The BSP also continues its market surveillance on crowd funding activities in the country to determine if regulatory action is warranted. We are likewise regulating transactions in digital currencies. On 9 February 2017, we issued a circular that established a regulatory framework for virtual currency (VC)-based payments and remittance transactions. Under this framework, VC exchanges are classified as remittance and transfer companies (RTCs). As such, they are subject to the basic requirements for RTCs. Hence, this promotes a level regulatory playing field for financial service providers performing similar services.
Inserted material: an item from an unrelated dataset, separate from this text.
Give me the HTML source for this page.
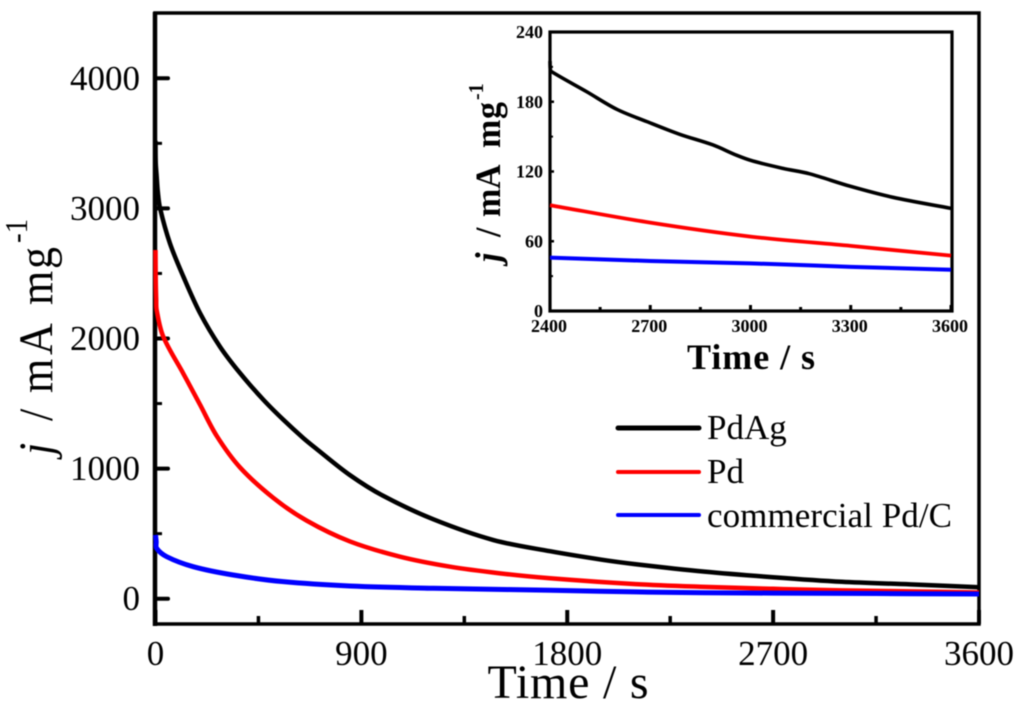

We have launched a major initiative called the National Retail Payment System or the NRPS, a policy and regulatory framework for institutionalizing retail digital payments in the country. Our goal is to drive the usage of electronic payments from around 1 percent to at least 20 percent by 2020. We are working hand-in-hand with the industry to realize this. Already we launched PESONET last November 2017. We will soon launch INSTAPAY on April 23, 2018. Both PESONET and INSTAPAY are inter-operable payment systems that enable safe, efficient and affordable account-to-account payments transactions between and among businesses, consumers, and government.
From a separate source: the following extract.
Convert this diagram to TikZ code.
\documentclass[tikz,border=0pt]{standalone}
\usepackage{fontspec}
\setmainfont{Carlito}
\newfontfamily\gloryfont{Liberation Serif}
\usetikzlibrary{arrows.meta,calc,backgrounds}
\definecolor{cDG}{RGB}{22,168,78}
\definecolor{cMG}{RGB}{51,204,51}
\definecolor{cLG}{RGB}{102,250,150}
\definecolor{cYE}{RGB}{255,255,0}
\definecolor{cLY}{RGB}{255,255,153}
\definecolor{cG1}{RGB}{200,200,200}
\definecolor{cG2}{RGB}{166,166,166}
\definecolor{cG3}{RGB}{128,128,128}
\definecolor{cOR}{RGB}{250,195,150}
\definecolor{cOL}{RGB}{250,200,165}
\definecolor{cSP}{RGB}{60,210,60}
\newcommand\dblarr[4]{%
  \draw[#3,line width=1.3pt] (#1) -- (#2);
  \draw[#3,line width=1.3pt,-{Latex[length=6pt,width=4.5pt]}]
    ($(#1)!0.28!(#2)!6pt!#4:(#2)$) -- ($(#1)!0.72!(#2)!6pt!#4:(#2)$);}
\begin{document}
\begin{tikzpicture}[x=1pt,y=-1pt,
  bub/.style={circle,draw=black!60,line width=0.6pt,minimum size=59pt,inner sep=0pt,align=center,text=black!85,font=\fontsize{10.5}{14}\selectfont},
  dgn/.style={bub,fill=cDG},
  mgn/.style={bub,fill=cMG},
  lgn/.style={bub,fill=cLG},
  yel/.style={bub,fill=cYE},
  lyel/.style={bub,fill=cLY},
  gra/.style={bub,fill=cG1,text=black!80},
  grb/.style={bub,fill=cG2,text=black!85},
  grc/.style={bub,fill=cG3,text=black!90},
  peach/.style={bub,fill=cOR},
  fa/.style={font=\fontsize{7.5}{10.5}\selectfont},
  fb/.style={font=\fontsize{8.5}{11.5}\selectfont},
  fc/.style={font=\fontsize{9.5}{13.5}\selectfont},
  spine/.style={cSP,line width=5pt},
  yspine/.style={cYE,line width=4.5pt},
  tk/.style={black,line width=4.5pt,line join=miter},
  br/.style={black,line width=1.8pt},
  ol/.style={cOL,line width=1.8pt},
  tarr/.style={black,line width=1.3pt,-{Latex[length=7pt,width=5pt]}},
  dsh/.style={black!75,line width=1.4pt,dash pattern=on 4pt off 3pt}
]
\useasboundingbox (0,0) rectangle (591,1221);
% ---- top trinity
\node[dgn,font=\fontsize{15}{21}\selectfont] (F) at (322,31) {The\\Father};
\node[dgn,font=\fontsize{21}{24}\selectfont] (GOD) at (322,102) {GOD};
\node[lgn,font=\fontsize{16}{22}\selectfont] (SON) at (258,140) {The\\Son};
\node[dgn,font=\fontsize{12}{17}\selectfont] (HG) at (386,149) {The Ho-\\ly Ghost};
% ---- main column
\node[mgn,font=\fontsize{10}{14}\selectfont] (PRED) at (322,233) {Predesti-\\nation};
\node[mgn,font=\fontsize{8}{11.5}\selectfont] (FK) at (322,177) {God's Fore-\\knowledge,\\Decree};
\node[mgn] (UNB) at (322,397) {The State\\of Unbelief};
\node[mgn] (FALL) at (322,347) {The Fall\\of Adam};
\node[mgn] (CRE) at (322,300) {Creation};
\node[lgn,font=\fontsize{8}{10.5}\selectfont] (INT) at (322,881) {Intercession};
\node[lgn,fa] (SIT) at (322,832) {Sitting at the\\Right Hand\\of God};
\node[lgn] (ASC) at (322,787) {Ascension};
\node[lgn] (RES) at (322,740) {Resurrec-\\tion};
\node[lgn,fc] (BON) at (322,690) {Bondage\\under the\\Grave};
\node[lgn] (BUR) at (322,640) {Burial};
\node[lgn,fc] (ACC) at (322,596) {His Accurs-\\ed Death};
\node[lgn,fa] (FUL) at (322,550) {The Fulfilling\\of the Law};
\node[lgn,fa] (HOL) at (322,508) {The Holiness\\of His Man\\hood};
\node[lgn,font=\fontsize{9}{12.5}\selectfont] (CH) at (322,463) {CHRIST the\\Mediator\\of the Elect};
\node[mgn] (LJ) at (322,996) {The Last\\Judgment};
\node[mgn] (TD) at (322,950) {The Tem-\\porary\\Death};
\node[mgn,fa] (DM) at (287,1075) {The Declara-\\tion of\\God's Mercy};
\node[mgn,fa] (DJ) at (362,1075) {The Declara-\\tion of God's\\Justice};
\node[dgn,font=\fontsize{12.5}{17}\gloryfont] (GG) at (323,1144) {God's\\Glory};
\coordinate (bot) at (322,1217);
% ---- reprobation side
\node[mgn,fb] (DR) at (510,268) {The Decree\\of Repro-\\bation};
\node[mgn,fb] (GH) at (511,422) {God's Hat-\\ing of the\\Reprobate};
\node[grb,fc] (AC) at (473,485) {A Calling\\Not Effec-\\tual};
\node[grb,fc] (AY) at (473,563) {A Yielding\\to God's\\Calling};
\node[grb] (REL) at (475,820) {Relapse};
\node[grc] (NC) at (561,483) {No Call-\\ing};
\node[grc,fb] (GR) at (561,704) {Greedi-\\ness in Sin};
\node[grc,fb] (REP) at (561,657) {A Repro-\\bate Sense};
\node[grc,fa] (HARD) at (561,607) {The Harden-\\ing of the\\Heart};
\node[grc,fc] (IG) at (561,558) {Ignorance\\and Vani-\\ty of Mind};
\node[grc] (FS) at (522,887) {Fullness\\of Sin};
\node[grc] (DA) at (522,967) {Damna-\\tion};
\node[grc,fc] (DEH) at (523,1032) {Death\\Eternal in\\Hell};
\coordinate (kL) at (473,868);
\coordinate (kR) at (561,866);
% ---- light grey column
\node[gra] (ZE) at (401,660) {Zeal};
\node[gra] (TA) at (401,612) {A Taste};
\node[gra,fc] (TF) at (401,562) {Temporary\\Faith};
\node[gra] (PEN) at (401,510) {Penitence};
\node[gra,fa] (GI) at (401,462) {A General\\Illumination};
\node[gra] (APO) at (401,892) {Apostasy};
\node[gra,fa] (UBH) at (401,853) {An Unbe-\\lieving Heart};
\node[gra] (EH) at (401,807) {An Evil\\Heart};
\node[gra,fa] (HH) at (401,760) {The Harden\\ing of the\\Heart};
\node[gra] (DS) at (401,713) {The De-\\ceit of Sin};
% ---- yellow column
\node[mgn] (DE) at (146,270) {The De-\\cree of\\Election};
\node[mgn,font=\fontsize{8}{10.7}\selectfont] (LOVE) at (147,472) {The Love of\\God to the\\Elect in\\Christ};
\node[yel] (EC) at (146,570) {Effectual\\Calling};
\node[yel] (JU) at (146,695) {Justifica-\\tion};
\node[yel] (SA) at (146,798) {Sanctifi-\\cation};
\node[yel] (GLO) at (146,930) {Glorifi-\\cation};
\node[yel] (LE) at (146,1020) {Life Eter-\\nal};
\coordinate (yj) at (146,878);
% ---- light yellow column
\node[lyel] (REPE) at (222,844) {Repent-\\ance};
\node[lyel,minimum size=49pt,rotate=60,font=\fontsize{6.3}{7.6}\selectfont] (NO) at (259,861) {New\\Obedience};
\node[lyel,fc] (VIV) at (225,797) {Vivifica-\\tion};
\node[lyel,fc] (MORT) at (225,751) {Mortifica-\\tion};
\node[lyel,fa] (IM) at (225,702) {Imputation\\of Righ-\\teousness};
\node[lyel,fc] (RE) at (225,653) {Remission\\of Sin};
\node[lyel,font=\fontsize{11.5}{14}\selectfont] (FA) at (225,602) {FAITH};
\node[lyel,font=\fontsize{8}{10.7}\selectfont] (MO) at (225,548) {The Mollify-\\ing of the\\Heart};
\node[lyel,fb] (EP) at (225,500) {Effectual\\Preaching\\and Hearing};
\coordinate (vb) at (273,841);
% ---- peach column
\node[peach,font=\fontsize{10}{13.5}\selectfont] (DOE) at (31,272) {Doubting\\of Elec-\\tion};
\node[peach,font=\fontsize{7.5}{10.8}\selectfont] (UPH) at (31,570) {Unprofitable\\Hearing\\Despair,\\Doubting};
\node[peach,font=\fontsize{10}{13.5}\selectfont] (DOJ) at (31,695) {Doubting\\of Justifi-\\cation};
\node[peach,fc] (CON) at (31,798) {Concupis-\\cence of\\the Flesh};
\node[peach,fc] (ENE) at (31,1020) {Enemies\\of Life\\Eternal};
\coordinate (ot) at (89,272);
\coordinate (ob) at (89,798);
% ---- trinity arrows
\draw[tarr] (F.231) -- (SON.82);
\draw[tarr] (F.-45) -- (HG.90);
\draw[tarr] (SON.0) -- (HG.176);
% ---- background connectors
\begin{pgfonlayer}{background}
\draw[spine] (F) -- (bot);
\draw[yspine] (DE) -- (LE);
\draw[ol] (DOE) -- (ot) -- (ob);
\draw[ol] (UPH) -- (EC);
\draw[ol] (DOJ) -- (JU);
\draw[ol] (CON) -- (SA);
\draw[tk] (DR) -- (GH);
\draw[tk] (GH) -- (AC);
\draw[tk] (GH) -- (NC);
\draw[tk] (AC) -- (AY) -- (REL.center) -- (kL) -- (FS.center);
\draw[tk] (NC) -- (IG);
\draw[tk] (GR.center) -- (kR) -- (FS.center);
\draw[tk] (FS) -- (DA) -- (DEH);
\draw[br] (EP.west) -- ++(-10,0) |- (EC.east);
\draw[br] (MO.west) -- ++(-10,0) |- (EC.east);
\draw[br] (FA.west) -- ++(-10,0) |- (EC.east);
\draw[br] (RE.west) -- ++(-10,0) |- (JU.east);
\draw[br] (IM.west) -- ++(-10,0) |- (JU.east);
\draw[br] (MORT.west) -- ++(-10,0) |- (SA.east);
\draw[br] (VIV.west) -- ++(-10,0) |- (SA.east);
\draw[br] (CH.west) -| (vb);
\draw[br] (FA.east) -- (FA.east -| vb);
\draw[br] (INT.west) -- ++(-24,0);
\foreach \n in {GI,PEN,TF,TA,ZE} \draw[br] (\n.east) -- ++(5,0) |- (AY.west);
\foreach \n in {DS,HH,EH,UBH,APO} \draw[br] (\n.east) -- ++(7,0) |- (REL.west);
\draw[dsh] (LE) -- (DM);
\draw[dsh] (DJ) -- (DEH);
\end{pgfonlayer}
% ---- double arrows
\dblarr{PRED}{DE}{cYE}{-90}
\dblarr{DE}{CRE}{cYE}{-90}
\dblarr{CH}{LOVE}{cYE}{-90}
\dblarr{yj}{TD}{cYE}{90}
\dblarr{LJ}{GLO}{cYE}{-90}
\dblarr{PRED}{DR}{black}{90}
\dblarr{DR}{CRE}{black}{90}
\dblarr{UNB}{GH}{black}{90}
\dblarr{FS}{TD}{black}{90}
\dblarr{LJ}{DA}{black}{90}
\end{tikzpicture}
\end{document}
Moreover, to allow us to regulate more effectively, we will also coordinate and cooperate with other regulators here and abroad. This is because fintech market players include non-financial firms that operate across borders. We are specifically exploring a possible information sharing and referral system specifically focused on fintechs.
The BSP is also piloting RegTech solutions to strengthen our own risk-based regulatory and supervisory activities. The BSP partnered with RegTech for Regulators Accelerator (R2A), a pioneering project that provides technical assistance for financial sector regulators to develop and test the next generation of digital supervision tools and techniques.
Ladies and gentlemen, we, in the Bangko Sentral, encourage you, distinguished members of ECOP, not only to adjust to financial technnology, but to leverage on its opportunities. Our goal is not just to survive but to thrive.
The democratization of technology enables efficiencies and scale in financial service delivery. Mobile devices are cheaper and now within many’s reach. Social media is pervasive. Rather than a hindrance, digital technology is fast becoming a strategy enabler. Moreover, with rapid digital innovation, new business models and market players will continue to emerge, changing the nature of competition.
Digital innovations may also be applied to organizational strategy to improve culture and human resource skills. The Fourth Industrial Revolution has the potential to empower individuals and communities and bring about new opportunities for economic and social development.
While leveraging on technology will involve financial and investment commitment, cost-effective approaches such as outsourcing and cloud-based services may be explored. To drive down the cost of IT requirements, strategic industry partnerships, and market utility arrangements can also be considered.
We in the Bangko Sentral assure that we shall remain committed to fostering an enabling macroeconomic environment, so that you, our stakeholders - industry players can make the first and necessary steps in our shared digital transformation journey so we will not only survive but thrive and enjoy sustained economic growth over the medium to long term.
Thank you and mabuhay ang Pilipinas!